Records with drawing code

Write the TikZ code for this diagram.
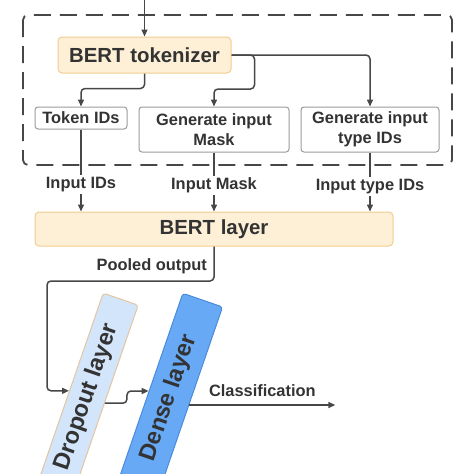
\documentclass[tikz,border=0pt]{standalone}
\usepackage{fontspec}
\setmainfont{Liberation Sans}
\usetikzlibrary{arrows.meta}
\definecolor{ink}{HTML}{333333}
\definecolor{wire}{HTML}{474747}
\definecolor{boxline}{HTML}{9B9B9B}
\definecolor{bertfill}{HTML}{FDF0D6}
\definecolor{bertline}{HTML}{F2CC8F}
\definecolor{dropfill}{HTML}{D3E5FB}
\definecolor{dropline}{HTML}{E2C6A2}
\definecolor{densefill}{HTML}{68A9F6}
\definecolor{denseline}{HTML}{4A8BDB}
\tikzset{
  small/.style={font=\bfseries\fontsize{16.4}{20}\selectfont, text=ink},
  stage/.style={small, draw=boxline, line width=1pt, fill=white, rounded corners=3pt, align=center},
  bert/.style={draw=bertline, fill=bertfill, line width=1pt, rounded corners=4pt, text=ink,
    font=\bfseries\fontsize{20.4}{24}\selectfont},
  layer/.style={rotate=71, line width=1pt, rounded corners=3pt, minimum width=207pt, text=ink,
    font=\bfseries\fontsize{23.5}{28}\selectfont},
  link/.style={draw=wire, line width=1.5pt},
  conn/.style={link, rounded corners=4pt, -{Triangle[length=7pt,width=6pt]}},
  dashbox/.style={draw=wire, line width=1.8pt, dash pattern=on 17pt off 9pt, rounded corners=5pt},
}
\begin{document}
\begin{tikzpicture}[x=1pt, y=-1pt]
  \useasboundingbox (0,0) rectangle (474,474);
  \clip (0,0) rectangle (474,474);

  % tokenizer block
  \draw[dashbox] (23,15) rectangle (452,165);
  \node[bert, minimum width=173pt, minimum height=36pt] (tok) at (144.5,55) {BERT tokenizer};
  \node[stage, minimum width=92pt, minimum height=22pt] (tokid) at (81,118) {Token IDs};
  \node[stage, minimum width=150pt, minimum height=45pt] (mask) at (214,129.5) {Generate input\\Mask};
  \node[stage, minimum width=138pt, minimum height=45pt] (typeid) at (370,129.5) {Generate input\\type IDs};
  \coordinate (text) at (144.5,-2);

  % inputs of the BERT layer
  \node[small, inner sep=2pt] (inids) at (81,184.5) {Input IDs};
  \node[small, inner sep=2pt] (inmask) at (214,185.5) {Input Mask};
  \node[small, inner sep=2pt] (intype) at (370,186.5) {Input type IDs};
  \node[bert, minimum width=358pt, minimum height=34pt] (bertl) at (214,229) {BERT layer};

  % classifier head
  \node[layer, draw=dropline, fill=dropfill, minimum height=37pt] (drop) at (87,397) {Dropout layer};
  \node[layer, draw=denseline, fill=densefill, minimum height=42pt] (dense) at (169,398) {Dense layer};
  \coordinate (bend) at (47,281);

  \draw[conn] (text) -- (tok.north);
  \draw[conn] (tok.south) -- ++(0,15) -| (tokid.north);
  \draw[conn] (tok.east) -| ++(23,34) -| (mask.north);
  \draw[conn] (tok.east) -| (typeid.north);
  \foreach \s/\l in {tokid/inids, mask/inmask, typeid/intype} {
    \draw[link] (\s) -- (\l);
    \draw[conn] (\l) -- (\l |- bertl.north);
  }
  \draw[conn] (bertl.south) |- (bend) node[pos=0.28, left=3pt, small] {Pooled output} |- (drop.north);
  \draw[conn] (drop.south) -- ++(22,0) |- (dense.north);
  \draw[conn] (dense.south) -- ++(146,0) node[midway, above=4.5pt, small] {Classification};
\end{tikzpicture}
\end{document}
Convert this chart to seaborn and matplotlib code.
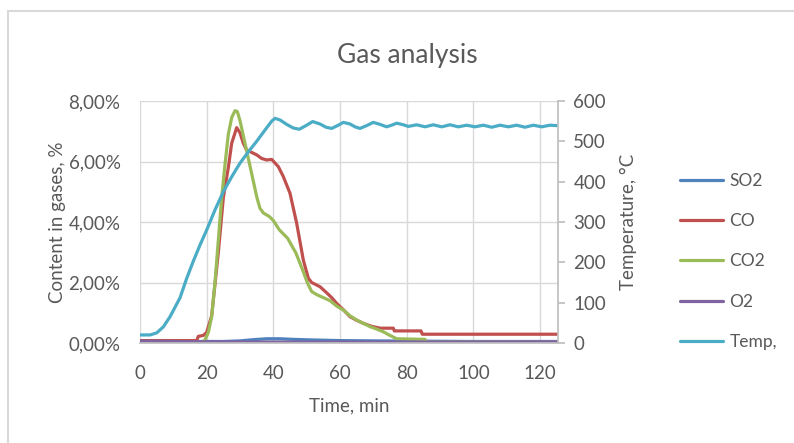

● **TASK STATEMENT**
Are you able to set down all the lines above exactly, without any pictures?

● **RESPONSE TO THIS TASK**
Write the TikZ code for this diagram.
\documentclass[tikz,border=0pt]{standalone}
\usepackage{fontspec}
\setmainfont{Liberation Sans}
\usetikzlibrary{arrows.meta}
\definecolor{ink}{HTML}{333333}
\definecolor{wire}{HTML}{474747}
\definecolor{boxline}{HTML}{9B9B9B}
\definecolor{bertfill}{HTML}{FDF0D6}
\definecolor{bertline}{HTML}{F2CC8F}
\definecolor{dropfill}{HTML}{D3E5FB}
\definecolor{dropline}{HTML}{E2C6A2}
\definecolor{densefill}{HTML}{68A9F6}
\definecolor{denseline}{HTML}{4A8BDB}
\tikzset{
  small/.style={font=\bfseries\fontsize{16.4}{20}\selectfont, text=ink},
  stage/.style={small, draw=boxline, line width=1pt, fill=white, rounded corners=3pt, align=center},
  bert/.style={draw=bertline, fill=bertfill, line width=1pt, rounded corners=4pt, text=ink,
    font=\bfseries\fontsize{20.4}{24}\selectfont},
  layer/.style={rotate=71, line width=1pt, rounded corners=3pt, minimum width=207pt, text=ink,
    font=\bfseries\fontsize{23.5}{28}\selectfont},
  link/.style={draw=wire, line width=1.5pt},
  conn/.style={link, rounded corners=4pt, -{Triangle[length=7pt,width=6pt]}},
  dashbox/.style={draw=wire, line width=1.8pt, dash pattern=on 17pt off 9pt, rounded corners=5pt},
}
\begin{document}
\begin{tikzpicture}[x=1pt, y=-1pt]
  \useasboundingbox (0,0) rectangle (474,474);
  \clip (0,0) rectangle (474,474);

  % tokenizer block
  \draw[dashbox] (23,15) rectangle (452,165);
  \node[bert, minimum width=173pt, minimum height=36pt] (tok) at (144.5,55) {BERT tokenizer};
  \node[stage, minimum width=92pt, minimum height=22pt] (tokid) at (81,118) {Token IDs};
  \node[stage, minimum width=150pt, minimum height=45pt] (mask) at (214,129.5) {Generate input\\Mask};
  \node[stage, minimum width=138pt, minimum height=45pt] (typeid) at (370,129.5) {Generate input\\type IDs};
  \coordinate (text) at (144.5,-2);

  % inputs of the BERT layer
  \node[small, inner sep=2pt] (inids) at (81,184.5) {Input IDs};
  \node[small, inner sep=2pt] (inmask) at (214,185.5) {Input Mask};
  \node[small, inner sep=2pt] (intype) at (370,186.5) {Input type IDs};
  \node[bert, minimum width=358pt, minimum height=34pt] (bertl) at (214,229) {BERT layer};

  % classifier head
  \node[layer, draw=dropline, fill=dropfill, minimum height=37pt] (drop) at (87,397) {Dropout layer};
  \node[layer, draw=denseline, fill=densefill, minimum height=42pt] (dense) at (169,398) {Dense layer};
  \coordinate (bend) at (47,281);

  \draw[conn] (text) -- (tok.north);
  \draw[conn] (tok.south) -- ++(0,15) -| (tokid.north);
  \draw[conn] (tok.east) -| ++(23,34) -| (mask.north);
  \draw[conn] (tok.east) -| (typeid.north);
  \foreach \s/\l in {tokid/inids, mask/inmask, typeid/intype} {
    \draw[link] (\s) -- (\l);
    \draw[conn] (\l) -- (\l |- bertl.north);
  }
  \draw[conn] (bertl.south) |- (bend) node[pos=0.28, left=3pt, small] {Pooled output} |- (drop.north);
  \draw[conn] (drop.south) -- ++(22,0) |- (dense.north);
  \draw[conn] (dense.south) -- ++(146,0) node[midway, above=4.5pt, small] {Classification};
\end{tikzpicture}
\end{document}
Convert this chart to seaborn and matplotlib code.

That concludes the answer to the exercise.